International Comity Considerations
The court also addressed the doctrine of international comity, which generally encourages U.S. courts to defer to foreign bankruptcy proceedings. However, it found that this principle did not warrant abstention in Fabricut's case. The court reasoned that Voigt had initiated the action in the U.S., thereby subjecting himself to the rules governing counterclaims. The court recognized that allowing Fabricut's counterclaim was not only appropriate but necessary to ensure fairness, given that the issues were already before the U.S. court system. Additionally, the court noted that the funds involved were exclusively the subject of litigation in the U.S. and that it would be inefficient for separate courts to handle overlapping claims. By rejecting the argument for abstention based on international comity, the court affirmed its role in adjudicating disputes that were pertinent to the ongoing proceedings.

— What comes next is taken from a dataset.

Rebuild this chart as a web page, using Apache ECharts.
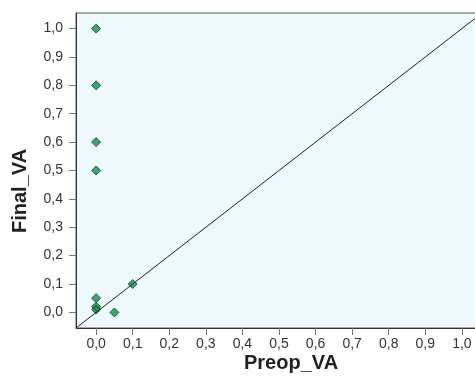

Conclusion of the Court's Reasoning
Ultimately, the court denied Voigt's motion to dismiss the counterclaim, allowing Fabricut's claims to proceed in a limited manner. It determined that claims for post-sequestration breaches were permissible against Voigt, while pre-sequestration claims could only be asserted as recoupment. This decision underscored the importance of a unified approach to resolving disputes related to the same transactions, aligning with principles of judicial economy. The court's reasoning reflected a careful balancing of the equitable considerations involved in bankruptcy-like proceedings and the need to ensure that all parties had a fair opportunity to assert their claims and defenses. By allowing the case to move forward, the court aimed to provide a comprehensive resolution to the intertwined issues of liability and damages arising from Castellano's business dealings with Fabricut.